Thanks, @jamcinnes2 After fixing a quick syntax error in tiletool.py, I restarted the job, and grabbed some more data, but then tiletool failed again with a similar error:

  2 ** HWITW Copernicus data download tool v1.0 **
  3
  4 download_dataset finished.
  5 cleaning dataset cds_era5...
  6 done.
  7 ** HWITW data processing tool v0.9.3 **
  8
  9 debug: start_week 41 num_weeks 52 total_num_hours 8736
 10 Output hwglobal-temperature_and_humidity-2021.nc
 11 Traceback (most recent call last):
 12   File "/cdstotile/tiletool.py", line 617, in <module>
 13     main()
 14   File "/cdstotile/tiletool.py", line 605, in main
 15     load_netcdfs( flag_args, input_path, output_path, start_year, end_year )
 16   File "/cdstotile/tiletool.py", line 413, in load_netcdfs
 17     process_data_group( flag_args, inp_path, out_path, dir_name, year, dg_name, dg );
 18     ^^^^^^^^^^^^^^^^^^^^^^^^^^^^^^^^^^^^^^^^^^^^^^^^^^^^^^^^^^^^^^^^^^^^^^^^^^^^^^^^
 19   File "/cdstotile/tiletool.py", line 310, in process_data_group
 20     wk_var.append(week_i + 1)
 21     ^^^^^^^^^^^^^
 22   File "src/netCDF4/_netCDF4.pyx", line 4909, in netCDF4._netCDF4.Variable.__getattr__
 23   File "src/netCDF4/_netCDF4.pyx", line 4631, in netCDF4._netCDF4.Variable.getncattr
 24   File "src/netCDF4/_netCDF4.pyx", line 1545, in netCDF4._netCDF4._get_att
 25   File "src/netCDF4/_netCDF4.pyx", line 2029, in netCDF4._netCDF4._ensure_nc_success
 26 AttributeError: NetCDF: Attribute not found

Seems like a datafile structure problem, so I removed the temperature input file for 2021 day 140 and 141 to grab a new copy, and sure enough they are different:

c91ba2bdc4987bc86ae5d0605f061ea23fa6eafc  global-2021-140-2m_temperature.nc
1d3d41a7dfb5b206cf04a7cb9f5cdb9497fe0f2c  global-2021-140-2m_temperature.nc

This makes me wonder if the format of the netcdf files changed and we need to go through and delete our current data copy and download everything again.

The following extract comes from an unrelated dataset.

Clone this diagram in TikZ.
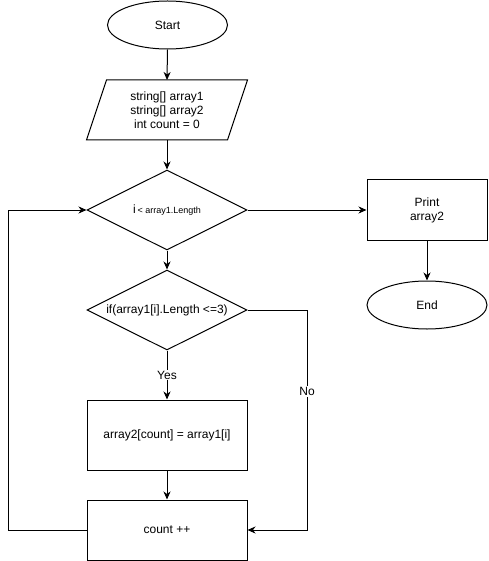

Or at least reprocess/reformat them? Do you have a sense of that? It was a lot of time to download originally, and I'd hate to repeat it if we don't have to, so your advice would be appreciated. Is there a quick way to tell if each of the input files we have is in the right format and has the right contents?

To test if more recent files work, I tried setting START_YEAR=2022 to see if it works with more recently downloaded data, and from that I get a very different error:

** HWITW data processing tool v0.9.3 **

debug: start_week 52 num_weeks 52 total_num_hours 8736
Output hwglobal-temperature_and_humidity-2022.nc
Traceback (most recent call last):
  File "/cdstotile/tiletool.py", line 617, in <module>
    main()
  File "/cdstotile/tiletool.py", line 605, in main
    load_netcdfs( flag_args, input_path, output_path, start_year, end_year )
  File "/cdstotile/tiletool.py", line 413, in load_netcdfs
    process_data_group( flag_args, inp_path, out_path, dir_name, year, dg_name, dg );
    ^^^^^^^^^^^^^^^^^^^^^^^^^^^^^^^^^^^^^^^^^^^^^^^^^^^^^^^^^^^^^^^^^^^^^^^^^^^^^^^^
  File "/cdstotile/tiletool.py", line 309, in process_data_group
    if wk_var.size-1 < week_i:
       ^^^^^^
UnboundLocalError: cannot access local variable 'wk_var' where it is not associated with a value

That one seemingly got all the way to week 52 of 2022, so my interpretation of that is that it got through the daily files summary, but then had a problem at the end?

Let me know how you'd like me to proceed. Note I pushed some code changes to github.

mbjones commented 11 months ago

Regarding the InsecureRequestWarning warning, I traced this down to a configuration problem in my cdsapirc config file, where I had mistakenly set verify: 0. By changing that to verify: 1 I no longer get any https validation warnings.

Regarding the other download issues, as far as I can tell we are now getting all of the data in the correct format, except one file in 2023 has an issue as described in #8 . So I am closing this download issue as I think the rest of the download is working as expected.